Why website security matters
Website hacking has become an increasing problem in part due to the boost in available computing and networking power, and in part due to the high payoff that a successful hack can deliver. With very little capital outlay and by using off-the-shelf tools, hackers can set out to get illegal access to your website and the customer data behind it.
If customer data is stolen, the reputational damage can be immense – your customers may simply not trust you again, especially if the compromise is repeated. An intrusion can also completely disable your website and could force you to incur significant expenses to get it up and running again. Downtime also means that your visitors cannot view your site – reducing the likelihood of a repeat visit, or of any purchase being made.
Security measures of straightforward websites
Every website, regardless of how many visitors it has, needs to implement security measures.
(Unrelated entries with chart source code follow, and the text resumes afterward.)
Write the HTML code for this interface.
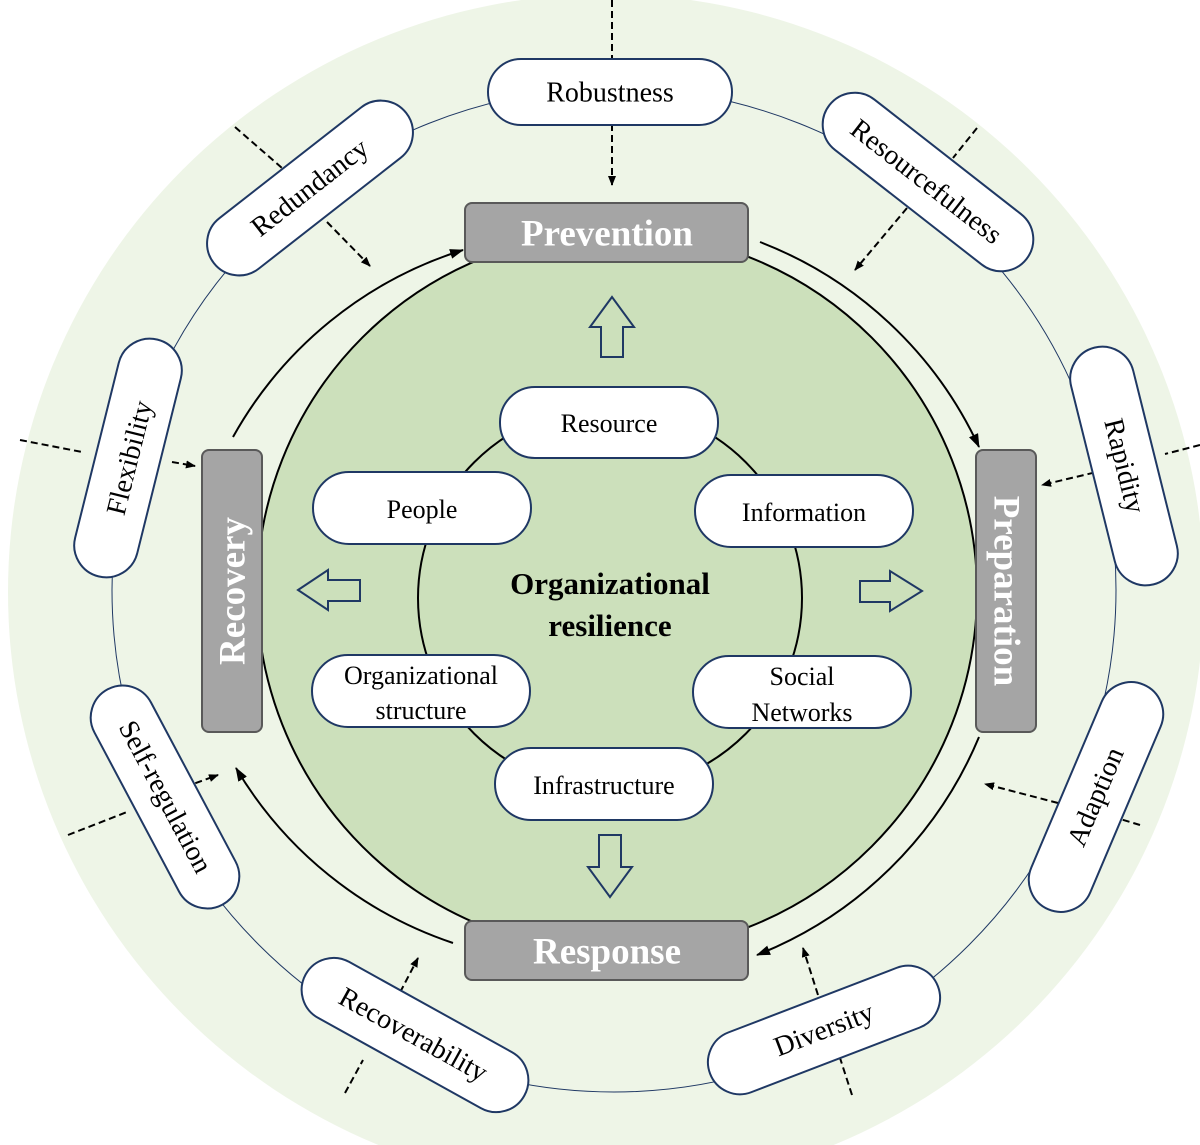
<!DOCTYPE html>
<html><head><meta charset="utf-8"><style>
html,body{margin:0;padding:0;background:#fff}
svg{display:block}
text{font-family:"Liberation Serif",serif}
</style></head><body>
<svg width="1200" height="1145" viewBox="0 0 1200 1145" xmlns="http://www.w3.org/2000/svg">
<defs>
<marker id="ah" markerWidth="10" markerHeight="8" refX="9" refY="4" orient="auto" markerUnits="userSpaceOnUse">
<path d="M0,0 L10,4 L0,8 z" fill="#000"/></marker>
<marker id="ah2" markerWidth="14" markerHeight="10" refX="13" refY="5" orient="auto" markerUnits="userSpaceOnUse">
<path d="M0,0 L14,5 L0,10 z" fill="#000"/></marker>
</defs>
<circle cx="606" cy="592" r="598" fill="#eef5e7"/>
<circle cx="614" cy="590" r="502" fill="none" stroke="#1f3864" stroke-width="1"/>
<!-- dashed -->
<g stroke="#000" stroke-width="2" stroke-dasharray="7,4" fill="none">
<line x1="612" y1="0" x2="612" y2="62"/><line x1="612" y1="124" x2="612" y2="185" marker-end="url(#ah)"/>
<line x1="235" y1="127" x2="290" y2="175"/><line x1="327" y1="222" x2="370" y2="266" marker-end="url(#ah)"/>
<line x1="977" y1="128" x2="953" y2="158"/><line x1="907" y1="208" x2="855" y2="270" marker-end="url(#ah)"/>
<line x1="1200" y1="445" x2="1165" y2="454"/><line x1="1105" y1="470" x2="1042" y2="485" marker-end="url(#ah)"/>
<line x1="1140" y1="825" x2="1120" y2="819"/><line x1="1058" y1="803" x2="985" y2="784" marker-end="url(#ah)"/>
<line x1="852" y1="1095" x2="840" y2="1058"/><line x1="818" y1="995" x2="803" y2="948" marker-end="url(#ah)"/>
<line x1="345" y1="1093" x2="363" y2="1060"/><line x1="395" y1="1002" x2="418" y2="958" marker-end="url(#ah)"/>
<line x1="68" y1="835" x2="127" y2="812"/><line x1="185" y1="787" x2="218" y2="775" marker-end="url(#ah)"/>
<line x1="20" y1="440" x2="82" y2="452"/><line x1="172" y1="462" x2="195" y2="466" marker-end="url(#ah)"/>
</g>
<!-- outer pills -->
<g fill="#fff" stroke="#1f3864" stroke-width="2">
<rect x="-122" y="-33" width="244" height="66" rx="33" transform="translate(610,92)"/>
<rect x="-125" y="-32" width="250" height="64" rx="32" transform="translate(928,182) rotate(38)"/>
<rect x="-122" y="-32" width="244" height="64" rx="32" transform="translate(1124,466) rotate(76)"/>
<rect x="-122" y="-32" width="244" height="64" rx="32" transform="translate(1096,797) rotate(-67)"/>
<rect x="-122" y="-32" width="244" height="64" rx="32" transform="translate(824,1030) rotate(-21)"/>
<rect x="-125" y="-32" width="250" height="64" rx="32" transform="translate(415,1035) rotate(29)"/>
<rect x="-122" y="-32" width="244" height="64" rx="32" transform="translate(165,797) rotate(62)"/>
<rect x="-122" y="-32" width="244" height="64" rx="32" transform="translate(128,458) rotate(-76)"/>
<rect x="-122" y="-32" width="244" height="64" rx="32" transform="translate(310,188) rotate(-38)"/>
</g>
<g font-size="28" fill="#000" text-anchor="middle" dominant-baseline="central">
<text transform="translate(610,93)">Robustness</text>
<text transform="translate(926,182) rotate(38)">Resourcefulness</text>
<text transform="translate(1124,466) rotate(76)">Rapidity</text>
<text transform="translate(1096,797) rotate(-67)">Adaption</text>
<text transform="translate(824,1030) rotate(-21)">Diversity</text>
<text transform="translate(413,1035) rotate(29)">Recoverability</text>
<text transform="translate(165,797) rotate(62)">Self-regulation</text>
<text transform="translate(130,458) rotate(-76)">Flexibility</text>
<text transform="translate(310,188) rotate(-38)">Redundancy</text>
</g>
<!-- black arc arrows -->
<g stroke="#000" stroke-width="2" fill="none">
<path d="M233,437 A400,400 0 0 1 463,250" marker-end="url(#ah2)"/>
<path d="M760,242 A400,400 0 0 1 979,447" marker-end="url(#ah2)"/>
<path d="M979,737 A400,400 0 0 1 757,955" marker-end="url(#ah2)"/>
<path d="M453,943 A400,400 0 0 1 236,768" marker-end="url(#ah2)"/>
</g>
<circle cx="617" cy="592" r="360" fill="#cce0bb" stroke="#000" stroke-width="2"/>
<circle cx="610" cy="598" r="192" fill="none" stroke="#000" stroke-width="2"/>
<!-- hollow arrows -->
<g fill="none" stroke="#1f3864" stroke-width="2">
<path d="M612,297 L634,327 L623,327 L623,357 L601,357 L601,327 L590,327 Z"/>
<path d="M298,590 L328,570 L328,580 L360,580 L360,601 L328,601 L328,610 Z"/>
<path d="M922,591 L890,571 L890,581 L860,581 L860,602 L890,602 L890,611 Z"/>
<path d="M610,897 L632,867 L621,867 L621,835 L599,835 L599,867 L588,867 Z"/>
</g>
<!-- gray boxes -->
<g fill="#a5a5a5" stroke="#595959" stroke-width="2">
<rect x="465" y="203" width="283" height="59" rx="7"/>
<rect x="465" y="921" width="283" height="59" rx="7"/>
<rect x="202" y="450" width="60" height="282" rx="7"/>
<rect x="976" y="450" width="60" height="282" rx="7"/>
</g>
<g font-size="37" font-weight="bold" fill="#fff" text-anchor="middle" dominant-baseline="central">
<text x="607" y="234">Prevention</text>
<text x="607" y="952">Response</text>
<text transform="translate(233,591) rotate(-90)">Recovery</text>
<text transform="translate(1006,591) rotate(90)">Preparation</text>
</g>
<!-- inner pills -->
<g fill="#fff" stroke="#1f3864" stroke-width="2">
<rect x="500" y="387" width="218" height="71" rx="35"/>
<rect x="313" y="472" width="218" height="72" rx="36"/>
<rect x="695" y="475" width="218" height="72" rx="36"/>
<rect x="312" y="655" width="218" height="72" rx="36"/>
<rect x="693" y="656" width="218" height="72" rx="36"/>
<rect x="495" y="748" width="218" height="72" rx="36"/>
</g>
<g font-size="26" fill="#000" text-anchor="middle">
<text x="609" y="432">Resource</text>
<text x="422" y="518">People</text>
<text x="804" y="521">Information</text>
<text x="421" y="684">Organizational</text>
<text x="421" y="719">structure</text>
<text x="802" y="685">Social</text>
<text x="802" y="721">Networks</text>
<text x="604" y="794">Infrastructure</text>
</g>
<g font-size="31" font-weight="bold" fill="#000" text-anchor="middle">
<text x="610" y="594">Organizational</text>
<text x="610" y="636">resilience</text>
</g>
</svg>
</body></html>
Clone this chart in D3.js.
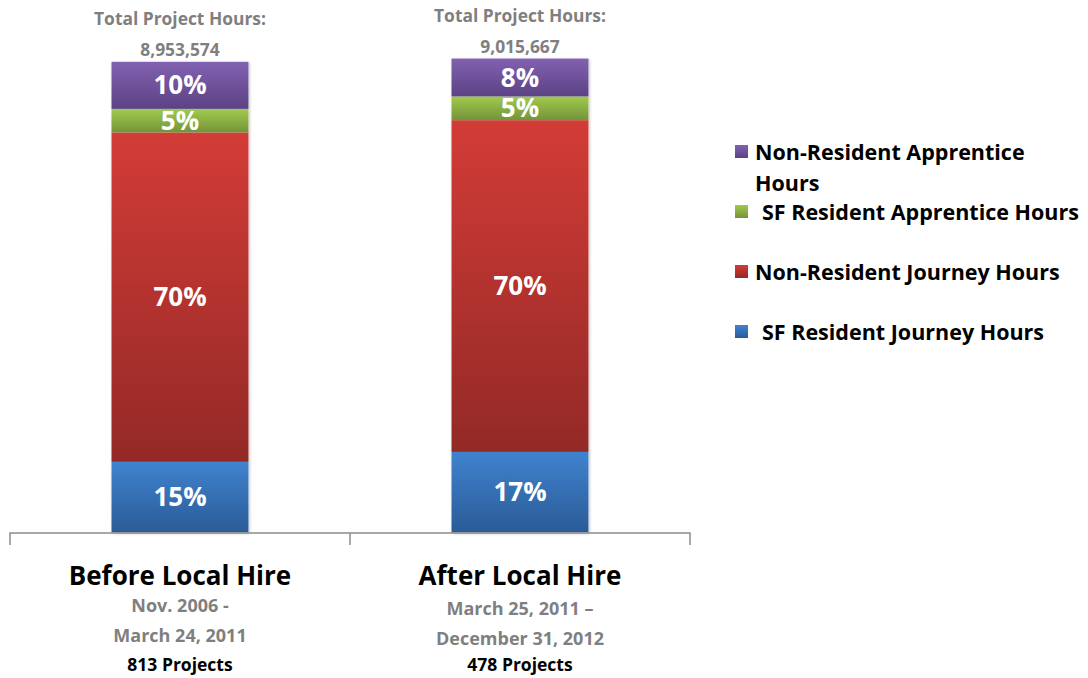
<!DOCTYPE html>
<html>
<head>
<meta charset="utf-8">
<script src="https://cdn.jsdelivr.net/npm/d3@7"></script>
<style>
  body { margin: 0; background: #fff; }
  text { font-family: "Open Sans", Lato, sans-serif; font-weight: bold; }
</style>
</head>
<body>
<div id="chart"></div>
<script>
w = 1088;
h = 678;

// categories (periods) and their totals
periods = ['Before Local Hire', 'After Local Hire'];
totalHours = [8953574, 9015667];
dateLines = [['Nov. 2006 -', 'March 24, 2011'], ['March 25, 2011 \u2013', 'December 31, 2012']];
projects = ['813 Projects', '478 Projects'];

// series, bottom to top
seriesNames = ['SF Resident Journey Hours', 'Non-Resident Journey Hours', 'SF Resident Apprentice Hours', 'Non-Resident Apprentice Hours'];
sfJourney = [15, 17];
nrJourney = [70, 70];
sfApprentice = [5, 5];
nrApprentice = [10, 8];

// gradient colours: top, bottom
colorsTop = ['#3f83cf', '#d33c37', '#a0cb4c', '#8161b1'];
colorsBottom = ['#2b5b97', '#932926', '#74933a', '#5c4284'];

var shares = [sfJourney, nrJourney, sfApprentice, nrApprentice];

var svg = d3.select('#chart').append('svg')
  .attr('width', w)
  .attr('height', h);

var defs = svg.append('defs');
seriesNames.forEach(function(s, i) {
  var g = defs.append('linearGradient')
    .attr('id', 'grad' + i)
    .attr('x1', 0).attr('y1', 0).attr('x2', 0).attr('y2', 1);
  g.append('stop').attr('offset', '0%').attr('stop-color', colorsTop[i]);
  g.append('stop').attr('offset', '100%').attr('stop-color', colorsBottom[i]);
});
var shadow = defs.append('filter').attr('id', 'shadow')
  .attr('x', '-10%').attr('y', '-10%').attr('width', '120%').attr('height', '120%');
shadow.append('feDropShadow').attr('dx', 1).attr('dy', 1).attr('stdDeviation', 1.5)
  .attr('flood-color', '#000').attr('flood-opacity', 0.25);

xScale = d3.scaleBand()
  .domain(periods)
  .range([10, 690])
  .padding(0);

yScale = d3.scaleLinear()
  .domain([0, 10000000])
  .range([532.5, 6.8]);

// build stack rows in hours
var rows = periods.map(function(p, j) {
  var r = { period: p };
  seriesNames.forEach(function(s, i) { r[s] = totalHours[j] * shares[i][j] / 100; });
  return r;
});
var stack = d3.stack().keys(seriesNames)(rows);

var barW = xScale.bandwidth() * 0.403;

var layers = svg.selectAll('.layer').data(stack).enter()
  .append('g')
  .attr('class', 'layer')
  .attr('fill', function(d, i) { return 'url(#grad' + i + ')'; });

// shadow behind bars
svg.insert('g', '.layer').selectAll('rect').data(rows).enter()
  .append('rect')
  .attr('x', function(d) { return xScale(d.period) + xScale.bandwidth() / 2 - barW / 2; })
  .attr('y', function(d, j) { return yScale(totalHours[j]); })
  .attr('width', barW)
  .attr('height', function(d, j) { return yScale(0) - yScale(totalHours[j]); })
  .attr('fill', '#fff')
  .attr('filter', 'url(#shadow)');

layers.selectAll('rect').data(function(d) { return d; }).enter()
  .append('rect')
  .attr('x', function(d) { return xScale(d.data.period) + xScale.bandwidth() / 2 - barW / 2; })
  .attr('y', function(d) { return yScale(d[1]); })
  .attr('width', barW)
  .attr('height', function(d) { return yScale(d[0]) - yScale(d[1]); });

// percent labels
stack.forEach(function(layer, i) {
  svg.selectAll('.pct' + i).data(layer).enter()
    .append('text')
    .attr('class', 'pct' + i)
    .attr('x', function(d) { return xScale(d.data.period) + xScale.bandwidth() / 2; })
    .attr('y', function(d) { return (yScale(d[0]) + yScale(d[1])) / 2 + 9; })
    .attr('text-anchor', 'middle')
    .attr('fill', '#fff')
    .attr('font-size', '26px')
    .text(function(d, j) { return shares[i][j] + '%'; });
});

// axis
var xAxis = d3.axisBottom(xScale).tickSize(0).tickFormat('');
var xAxisG = svg.append('g')
  .attr('transform', 'translate(0,' + 533 + ')')
  .call(xAxis);
xAxisG.select('.domain').attr('stroke', '#8c8c8c').attr('stroke-width', 1.5)
  .attr('d', 'M10,12V0H690V12');
xAxisG.append('line')
  .attr('x1', 350).attr('x2', 350).attr('y1', 0).attr('y2', 12)
  .attr('stroke', '#8c8c8c').attr('stroke-width', 1.5);

// top totals
var fmt = d3.format(',');
periods.forEach(function(p, j) {
  var cx = xScale(p) + xScale.bandwidth() / 2;
  var top = yScale(totalHours[j]);
  svg.append('text').attr('x', cx).attr('y', top - 37)
    .attr('text-anchor', 'middle').attr('fill', '#7f7f7f').attr('font-size', '17.4px')
    .text('Total Project Hours:');
  svg.append('text').attr('x', cx).attr('y', top - 6)
    .attr('text-anchor', 'middle').attr('fill', '#7f7f7f').attr('font-size', '17.4px')
    .text(fmt(totalHours[j]));

  // bottom labels
  svg.append('text').attr('x', cx).attr('y', 585)
    .attr('text-anchor', 'middle').attr('fill', '#000').attr('font-size', '26px')
    .text(p);
  dateLines[j].forEach(function(t, k) {
    svg.append('text').attr('x', cx).attr('y', (j == 0 ? 612 : 615) + k * 30)
      .attr('text-anchor', 'middle').attr('fill', '#7f7f7f').attr('font-size', '18px')
      .text(t);
  });
  svg.append('text').attr('x', cx).attr('y', 671)
    .attr('text-anchor', 'middle').attr('fill', '#000').attr('font-size', '17.5px')
    .text(projects[j]);
});

// legend (top to bottom)
var legendRows = [
  { i: 3, y: 160, tx: 755, lines: ['Non-Resident Apprentice', 'Hours'] },
  { i: 2, y: 220, tx: 762, lines: ['SF Resident Apprentice Hours'] },
  { i: 1, y: 280, tx: 755, lines: ['Non-Resident Journey Hours'] },
  { i: 0, y: 340, tx: 762, lines: ['SF Resident Journey Hours'] }
];
var legend = svg.append('g').attr('class', 'legend');
legendRows.forEach(function(r) {
  legend.append('rect')
    .attr('x', 735).attr('y', r.y - 15).attr('width', 13).attr('height', 13)
    .attr('fill', 'url(#grad' + r.i + ')');
  r.lines.forEach(function(t, k) {
    legend.append('text')
      .attr('x', r.tx).attr('y', r.y + k * 31)
      .attr('fill', '#000').attr('font-size', '21.5px')
      .text(t);
  });
});
</script>
</body>
</html>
Just because your site does not host financial data does not mean that it won’t be a target – even a basic blog can be hit by automatic robotic tools that search for vulnerabilities on a large scale. The first step to take in making your website secure is to make sure that the software running it is up to date. If you use a content management system, always install any patches and updates as soon as they are released.
You should also consider which company you are using to host your website, as they will be in control of security measures around the server and hosting environment. A reliable host will have substantial firewall defenses for their server equipment, and always keep the server operating systems up to date. One of the best ways to defend your site against intrusion is to route all traffic through a website firewall, which will then only pass legitimate requests through to your site – keeping attackers at bay.
Advanced security measures for key sites
Basic defenses such as software patching and firewalls are essential for large, prominent websites, but because these sites are often specifically targeted by hardened hackers and due to the value of the data they contain, the security measures need to be significantly stronger. Banks, for example, would need to carefully vet their software and networking employees and strictly control access to physical server rooms.
Encryption is crucial for large sites, and an encryption layer needs to be implemented at all times when transmitting data. Powerful encryption software such as that used by Keith Krach’s DocuSign can help keep transactions safe from prying, intruding eyes that are intent on stealing confidential data. These man-in-the-middle attacks can be disastrous for the reputation of key websites and should be prevented at all costs.
Large sites should also consider investing in vulnerability testing, hiring experts to try to find ways that a potential hacker could compromise the site. Testing for security holes in this manner can give the owner of a site the opportunity to correct any problems before a malicious actor takes advantage of the vulnerability. This type of testing can quickly be invalidated over time and should therefore regularly be repeated.
How to maintain security in the long run
Some website owners take a set-and-forget strategy when it comes to website security, but this can cause problems later down the line. The cyber security landscape changes rapidly, and it is not useful to simply review your website security once every year or two. Due to the high level of knowledge required, many website owners invest in security experts who have the sole duty of managing the security aspects of their websites.
In cases where an external security company is not used, it is advisable that someone is appointed to specifically manage the security aspects of a website. This person should frequently review current security risks, and should keep on top of any risks and vulnerabilities that pertain to the software and systems used by your website in particular.
Finally, it is difficult to completely secure your website against a determined hacker. For this reason, you should make sure that it is easy for you to recover website functionality in case of a breach – large sites should have parallel server equipment ready to take over in case the primary site is taken offline, while operators of smaller sites should take care to make backups so that a hacked site can be quickly restored.